▶ [WHAT TO DO] Include the line containing "(cMonitor) at (239,-472);" and all lines before it, repeated exactly from the listing below, without pictures.

++++++++

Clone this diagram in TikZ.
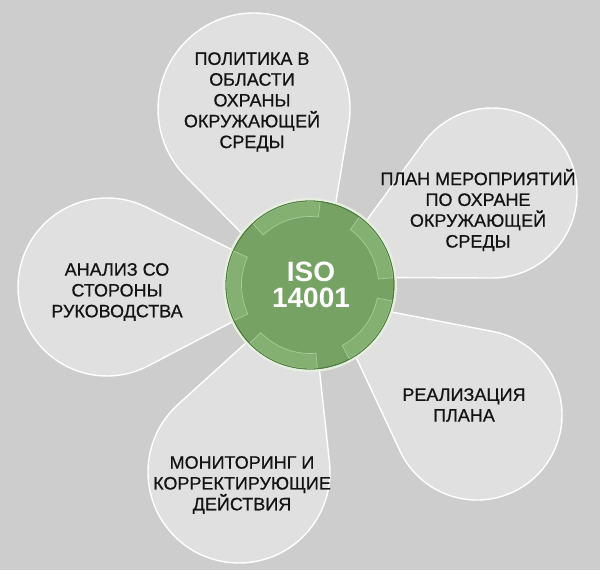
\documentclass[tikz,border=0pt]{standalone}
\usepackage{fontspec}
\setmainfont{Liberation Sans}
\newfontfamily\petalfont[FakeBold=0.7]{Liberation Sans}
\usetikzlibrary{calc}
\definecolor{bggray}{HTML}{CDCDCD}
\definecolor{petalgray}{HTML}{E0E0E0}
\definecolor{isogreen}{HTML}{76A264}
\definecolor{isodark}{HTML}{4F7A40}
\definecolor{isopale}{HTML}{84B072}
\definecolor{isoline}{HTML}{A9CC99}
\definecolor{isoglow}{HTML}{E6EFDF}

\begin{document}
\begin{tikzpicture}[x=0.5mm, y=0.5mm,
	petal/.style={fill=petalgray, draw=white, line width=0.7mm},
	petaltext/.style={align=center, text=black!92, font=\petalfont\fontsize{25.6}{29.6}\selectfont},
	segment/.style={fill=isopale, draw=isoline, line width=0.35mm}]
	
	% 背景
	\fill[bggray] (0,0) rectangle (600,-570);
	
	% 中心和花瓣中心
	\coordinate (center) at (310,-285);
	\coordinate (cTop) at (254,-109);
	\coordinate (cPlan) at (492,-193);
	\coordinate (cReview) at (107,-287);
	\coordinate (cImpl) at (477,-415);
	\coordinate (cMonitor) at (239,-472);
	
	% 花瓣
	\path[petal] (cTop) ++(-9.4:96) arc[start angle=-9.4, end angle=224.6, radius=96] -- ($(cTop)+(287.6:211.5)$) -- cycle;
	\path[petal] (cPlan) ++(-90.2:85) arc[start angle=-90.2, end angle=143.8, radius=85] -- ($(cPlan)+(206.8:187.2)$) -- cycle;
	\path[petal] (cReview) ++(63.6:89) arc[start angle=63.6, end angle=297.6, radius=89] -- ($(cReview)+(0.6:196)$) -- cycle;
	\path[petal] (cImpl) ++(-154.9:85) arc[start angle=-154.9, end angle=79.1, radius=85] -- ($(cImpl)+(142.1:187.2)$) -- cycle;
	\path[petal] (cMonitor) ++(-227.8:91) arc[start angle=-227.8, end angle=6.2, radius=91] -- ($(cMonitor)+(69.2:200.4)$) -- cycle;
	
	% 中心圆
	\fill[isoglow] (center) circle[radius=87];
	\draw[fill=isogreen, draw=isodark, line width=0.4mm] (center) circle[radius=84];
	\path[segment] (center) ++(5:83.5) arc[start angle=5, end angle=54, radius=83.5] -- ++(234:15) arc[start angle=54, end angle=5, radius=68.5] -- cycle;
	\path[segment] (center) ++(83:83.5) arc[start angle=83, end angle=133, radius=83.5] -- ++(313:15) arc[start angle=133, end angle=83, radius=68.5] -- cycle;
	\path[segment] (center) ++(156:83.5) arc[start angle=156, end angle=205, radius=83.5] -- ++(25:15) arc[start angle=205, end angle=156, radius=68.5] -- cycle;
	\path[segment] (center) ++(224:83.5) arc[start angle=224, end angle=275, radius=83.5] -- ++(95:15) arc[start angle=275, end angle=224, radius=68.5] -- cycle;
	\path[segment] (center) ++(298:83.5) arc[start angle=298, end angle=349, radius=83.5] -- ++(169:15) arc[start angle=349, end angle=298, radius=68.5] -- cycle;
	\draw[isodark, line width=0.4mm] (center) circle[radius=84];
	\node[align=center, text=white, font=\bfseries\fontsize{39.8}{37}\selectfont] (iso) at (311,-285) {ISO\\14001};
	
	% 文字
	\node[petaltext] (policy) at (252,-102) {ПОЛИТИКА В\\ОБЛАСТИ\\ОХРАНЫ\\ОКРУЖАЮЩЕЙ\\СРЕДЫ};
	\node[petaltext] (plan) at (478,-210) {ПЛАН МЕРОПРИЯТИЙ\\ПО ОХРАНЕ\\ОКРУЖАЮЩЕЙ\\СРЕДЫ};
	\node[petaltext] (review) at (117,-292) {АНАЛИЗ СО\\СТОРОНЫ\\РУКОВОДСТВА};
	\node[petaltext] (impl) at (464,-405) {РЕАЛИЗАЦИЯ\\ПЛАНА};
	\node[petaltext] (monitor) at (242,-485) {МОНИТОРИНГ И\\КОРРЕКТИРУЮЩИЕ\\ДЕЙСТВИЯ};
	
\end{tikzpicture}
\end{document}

++++++++

▶ [TASK OUTPUT]
Clone this diagram in TikZ.
\documentclass[tikz,border=0pt]{standalone}
\usepackage{fontspec}
\setmainfont{Liberation Sans}
\newfontfamily\petalfont[FakeBold=0.7]{Liberation Sans}
\usetikzlibrary{calc}
\definecolor{bggray}{HTML}{CDCDCD}
\definecolor{petalgray}{HTML}{E0E0E0}
\definecolor{isogreen}{HTML}{76A264}
\definecolor{isodark}{HTML}{4F7A40}
\definecolor{isopale}{HTML}{84B072}
\definecolor{isoline}{HTML}{A9CC99}
\definecolor{isoglow}{HTML}{E6EFDF}

\begin{document}
\begin{tikzpicture}[x=0.5mm, y=0.5mm,
	petal/.style={fill=petalgray, draw=white, line width=0.7mm},
	petaltext/.style={align=center, text=black!92, font=\petalfont\fontsize{25.6}{29.6}\selectfont},
	segment/.style={fill=isopale, draw=isoline, line width=0.35mm}]
	
	% 背景
	\fill[bggray] (0,0) rectangle (600,-570);
	
	% 中心和花瓣中心
	\coordinate (center) at (310,-285);
	\coordinate (cTop) at (254,-109);
	\coordinate (cPlan) at (492,-193);
	\coordinate (cReview) at (107,-287);
	\coordinate (cImpl) at (477,-415);
	\coordinate (cMonitor) at (239,-472);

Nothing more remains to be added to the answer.